§ **Records supplied**:
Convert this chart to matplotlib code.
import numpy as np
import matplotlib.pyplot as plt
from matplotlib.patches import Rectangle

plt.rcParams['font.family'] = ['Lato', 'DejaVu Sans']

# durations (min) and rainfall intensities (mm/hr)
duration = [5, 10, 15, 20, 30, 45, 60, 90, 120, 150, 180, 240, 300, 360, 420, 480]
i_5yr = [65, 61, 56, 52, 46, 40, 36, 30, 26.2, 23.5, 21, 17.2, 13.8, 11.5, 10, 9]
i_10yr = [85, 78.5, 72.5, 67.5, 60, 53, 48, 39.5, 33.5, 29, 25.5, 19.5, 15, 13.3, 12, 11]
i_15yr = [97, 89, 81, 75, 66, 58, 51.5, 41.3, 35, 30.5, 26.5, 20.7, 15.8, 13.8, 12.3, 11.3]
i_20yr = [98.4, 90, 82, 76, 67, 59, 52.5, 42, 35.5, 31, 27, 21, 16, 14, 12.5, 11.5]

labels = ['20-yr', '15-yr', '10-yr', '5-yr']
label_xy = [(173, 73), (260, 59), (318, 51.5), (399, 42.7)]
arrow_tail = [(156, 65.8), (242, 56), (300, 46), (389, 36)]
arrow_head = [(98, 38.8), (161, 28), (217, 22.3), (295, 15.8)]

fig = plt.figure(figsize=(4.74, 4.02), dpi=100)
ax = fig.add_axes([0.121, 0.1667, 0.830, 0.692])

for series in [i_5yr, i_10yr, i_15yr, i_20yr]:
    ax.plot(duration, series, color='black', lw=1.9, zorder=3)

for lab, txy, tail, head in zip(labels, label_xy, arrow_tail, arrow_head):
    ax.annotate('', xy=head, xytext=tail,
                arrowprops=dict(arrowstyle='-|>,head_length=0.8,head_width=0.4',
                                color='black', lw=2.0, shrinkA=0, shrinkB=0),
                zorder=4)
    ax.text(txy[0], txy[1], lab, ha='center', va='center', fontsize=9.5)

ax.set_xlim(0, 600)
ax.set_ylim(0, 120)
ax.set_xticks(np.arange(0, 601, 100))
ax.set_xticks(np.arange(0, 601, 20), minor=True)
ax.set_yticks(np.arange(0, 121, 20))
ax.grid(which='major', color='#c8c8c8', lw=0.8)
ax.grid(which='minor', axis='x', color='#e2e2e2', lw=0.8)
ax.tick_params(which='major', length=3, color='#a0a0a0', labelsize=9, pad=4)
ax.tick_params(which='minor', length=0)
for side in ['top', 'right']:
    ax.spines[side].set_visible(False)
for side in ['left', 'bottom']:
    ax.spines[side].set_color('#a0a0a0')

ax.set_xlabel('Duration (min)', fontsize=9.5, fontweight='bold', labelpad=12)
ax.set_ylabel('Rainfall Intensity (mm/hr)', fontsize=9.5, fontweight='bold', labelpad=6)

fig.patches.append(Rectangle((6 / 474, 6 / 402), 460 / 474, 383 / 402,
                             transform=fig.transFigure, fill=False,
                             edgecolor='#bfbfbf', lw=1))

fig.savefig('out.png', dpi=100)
...
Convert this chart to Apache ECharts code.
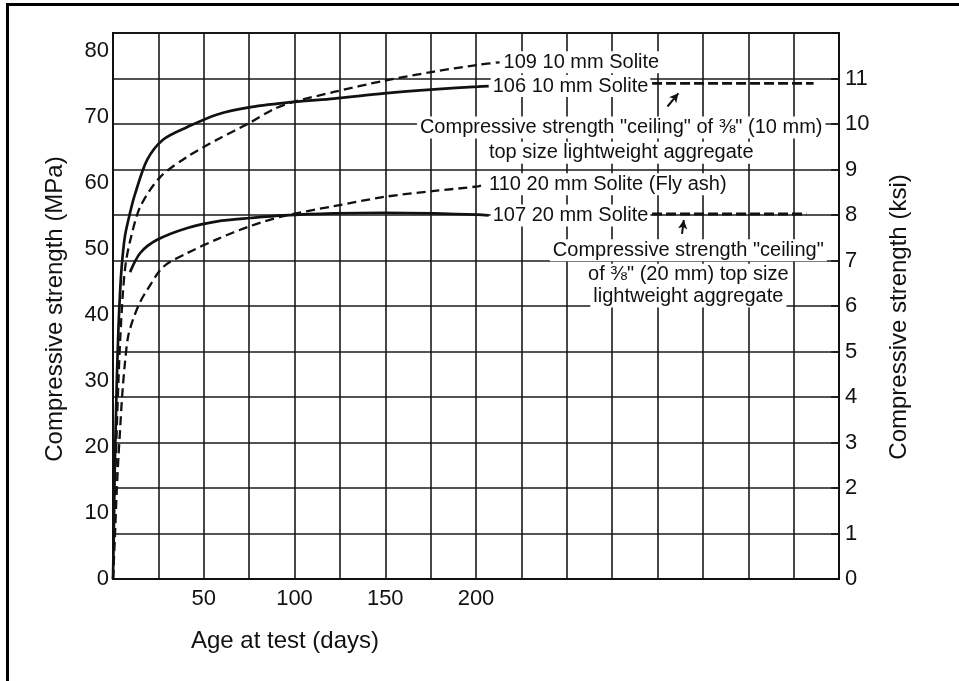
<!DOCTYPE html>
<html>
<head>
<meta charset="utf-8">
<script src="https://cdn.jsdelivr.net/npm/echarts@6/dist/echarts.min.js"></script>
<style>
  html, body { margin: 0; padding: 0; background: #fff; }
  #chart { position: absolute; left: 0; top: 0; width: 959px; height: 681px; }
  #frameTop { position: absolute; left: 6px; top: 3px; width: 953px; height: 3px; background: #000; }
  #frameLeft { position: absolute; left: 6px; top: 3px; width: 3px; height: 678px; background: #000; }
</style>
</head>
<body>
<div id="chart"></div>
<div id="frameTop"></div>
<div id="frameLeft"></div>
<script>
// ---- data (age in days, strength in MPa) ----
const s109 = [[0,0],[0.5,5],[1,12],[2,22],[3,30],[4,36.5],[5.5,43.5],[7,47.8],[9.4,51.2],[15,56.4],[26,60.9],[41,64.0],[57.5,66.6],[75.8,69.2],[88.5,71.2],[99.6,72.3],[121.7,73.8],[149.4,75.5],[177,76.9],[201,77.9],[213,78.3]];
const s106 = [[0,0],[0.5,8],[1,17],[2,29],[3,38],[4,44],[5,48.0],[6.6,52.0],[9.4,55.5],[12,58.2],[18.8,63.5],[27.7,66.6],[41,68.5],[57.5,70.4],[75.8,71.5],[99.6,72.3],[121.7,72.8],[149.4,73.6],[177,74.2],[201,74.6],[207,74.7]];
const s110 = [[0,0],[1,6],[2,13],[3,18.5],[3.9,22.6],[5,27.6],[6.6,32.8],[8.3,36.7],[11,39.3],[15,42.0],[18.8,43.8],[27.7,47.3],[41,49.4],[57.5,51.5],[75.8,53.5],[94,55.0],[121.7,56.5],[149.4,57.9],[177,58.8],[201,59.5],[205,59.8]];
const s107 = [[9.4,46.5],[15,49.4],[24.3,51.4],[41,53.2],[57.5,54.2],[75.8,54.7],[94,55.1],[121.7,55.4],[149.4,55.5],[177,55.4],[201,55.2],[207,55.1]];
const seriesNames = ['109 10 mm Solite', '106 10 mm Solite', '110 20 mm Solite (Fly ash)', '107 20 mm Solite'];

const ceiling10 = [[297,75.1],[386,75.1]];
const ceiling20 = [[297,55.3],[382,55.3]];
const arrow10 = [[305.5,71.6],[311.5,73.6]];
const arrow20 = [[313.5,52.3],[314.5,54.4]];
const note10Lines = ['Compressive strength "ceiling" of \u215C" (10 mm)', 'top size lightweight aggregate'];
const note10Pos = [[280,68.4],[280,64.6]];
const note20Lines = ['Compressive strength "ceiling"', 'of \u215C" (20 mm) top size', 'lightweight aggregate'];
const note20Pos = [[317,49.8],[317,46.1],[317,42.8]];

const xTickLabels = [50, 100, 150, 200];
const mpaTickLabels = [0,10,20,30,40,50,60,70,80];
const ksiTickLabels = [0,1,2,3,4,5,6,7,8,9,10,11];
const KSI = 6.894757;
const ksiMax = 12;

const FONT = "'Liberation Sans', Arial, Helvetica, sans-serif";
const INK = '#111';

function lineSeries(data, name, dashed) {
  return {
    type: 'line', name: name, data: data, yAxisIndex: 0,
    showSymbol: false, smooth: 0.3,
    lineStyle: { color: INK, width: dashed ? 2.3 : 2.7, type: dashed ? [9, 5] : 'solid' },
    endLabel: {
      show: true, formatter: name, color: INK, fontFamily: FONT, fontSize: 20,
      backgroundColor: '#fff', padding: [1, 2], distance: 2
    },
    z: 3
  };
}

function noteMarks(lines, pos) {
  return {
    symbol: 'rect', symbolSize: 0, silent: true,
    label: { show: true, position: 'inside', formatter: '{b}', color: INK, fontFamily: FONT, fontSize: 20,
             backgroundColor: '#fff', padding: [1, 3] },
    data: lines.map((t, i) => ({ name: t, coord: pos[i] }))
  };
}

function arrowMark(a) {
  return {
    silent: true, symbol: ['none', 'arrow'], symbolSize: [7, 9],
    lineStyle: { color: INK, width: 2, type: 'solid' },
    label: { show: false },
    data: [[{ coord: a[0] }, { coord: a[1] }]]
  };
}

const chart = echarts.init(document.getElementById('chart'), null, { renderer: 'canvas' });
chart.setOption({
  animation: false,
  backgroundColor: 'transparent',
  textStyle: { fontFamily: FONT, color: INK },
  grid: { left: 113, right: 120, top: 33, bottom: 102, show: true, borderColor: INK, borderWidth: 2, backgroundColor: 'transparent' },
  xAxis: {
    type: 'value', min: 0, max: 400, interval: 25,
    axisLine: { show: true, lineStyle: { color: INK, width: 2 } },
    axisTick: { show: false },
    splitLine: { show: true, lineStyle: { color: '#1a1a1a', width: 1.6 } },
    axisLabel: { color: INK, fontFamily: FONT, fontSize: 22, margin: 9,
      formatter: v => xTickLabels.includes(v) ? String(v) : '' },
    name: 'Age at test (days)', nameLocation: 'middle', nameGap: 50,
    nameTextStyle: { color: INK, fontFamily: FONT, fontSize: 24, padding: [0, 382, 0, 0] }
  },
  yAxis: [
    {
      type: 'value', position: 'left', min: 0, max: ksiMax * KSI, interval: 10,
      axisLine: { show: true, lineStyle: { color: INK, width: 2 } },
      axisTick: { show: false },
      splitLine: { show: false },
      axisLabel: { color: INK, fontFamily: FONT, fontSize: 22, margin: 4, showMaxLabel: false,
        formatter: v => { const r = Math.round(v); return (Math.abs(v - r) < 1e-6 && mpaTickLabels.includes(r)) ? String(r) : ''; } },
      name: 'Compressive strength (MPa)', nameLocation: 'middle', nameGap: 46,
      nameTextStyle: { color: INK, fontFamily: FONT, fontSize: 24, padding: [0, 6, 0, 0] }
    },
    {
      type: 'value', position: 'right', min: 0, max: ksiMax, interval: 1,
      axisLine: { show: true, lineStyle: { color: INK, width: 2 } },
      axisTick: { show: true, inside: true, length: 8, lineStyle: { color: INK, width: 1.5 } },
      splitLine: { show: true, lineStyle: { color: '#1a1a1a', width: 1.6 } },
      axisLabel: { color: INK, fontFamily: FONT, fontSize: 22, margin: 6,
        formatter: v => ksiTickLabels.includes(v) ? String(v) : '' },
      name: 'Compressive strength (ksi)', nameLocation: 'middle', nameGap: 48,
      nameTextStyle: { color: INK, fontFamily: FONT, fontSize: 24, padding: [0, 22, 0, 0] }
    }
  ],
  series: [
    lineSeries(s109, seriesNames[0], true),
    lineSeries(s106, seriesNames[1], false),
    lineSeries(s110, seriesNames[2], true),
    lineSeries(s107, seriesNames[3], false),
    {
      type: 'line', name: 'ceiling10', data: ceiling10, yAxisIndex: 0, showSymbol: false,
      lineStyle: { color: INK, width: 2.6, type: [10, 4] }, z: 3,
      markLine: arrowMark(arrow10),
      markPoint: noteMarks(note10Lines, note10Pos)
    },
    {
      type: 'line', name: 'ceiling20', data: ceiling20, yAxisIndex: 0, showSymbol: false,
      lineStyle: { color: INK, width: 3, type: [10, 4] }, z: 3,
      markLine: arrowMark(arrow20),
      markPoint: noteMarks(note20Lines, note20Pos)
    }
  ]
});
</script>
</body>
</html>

§ **What you should do**:
Exactly repeat the lines from the line with "Convert this chart to matplotlib code." to the line with "arrow_head = [(98, 38.8), (161, 28), (217, 22.3), (295, 15.8)]", including both, and output nothing else.

§ **Output**:
Convert this chart to matplotlib code.
import numpy as np
import matplotlib.pyplot as plt
from matplotlib.patches import Rectangle

plt.rcParams['font.family'] = ['Lato', 'DejaVu Sans']

# durations (min) and rainfall intensities (mm/hr)
duration = [5, 10, 15, 20, 30, 45, 60, 90, 120, 150, 180, 240, 300, 360, 420, 480]
i_5yr = [65, 61, 56, 52, 46, 40, 36, 30, 26.2, 23.5, 21, 17.2, 13.8, 11.5, 10, 9]
i_10yr = [85, 78.5, 72.5, 67.5, 60, 53, 48, 39.5, 33.5, 29, 25.5, 19.5, 15, 13.3, 12, 11]
i_15yr = [97, 89, 81, 75, 66, 58, 51.5, 41.3, 35, 30.5, 26.5, 20.7, 15.8, 13.8, 12.3, 11.3]
i_20yr = [98.4, 90, 82, 76, 67, 59, 52.5, 42, 35.5, 31, 27, 21, 16, 14, 12.5, 11.5]

labels = ['20-yr', '15-yr', '10-yr', '5-yr']
label_xy = [(173, 73), (260, 59), (318, 51.5), (399, 42.7)]
arrow_tail = [(156, 65.8), (242, 56), (300, 46), (389, 36)]
arrow_head = [(98, 38.8), (161, 28), (217, 22.3), (295, 15.8)]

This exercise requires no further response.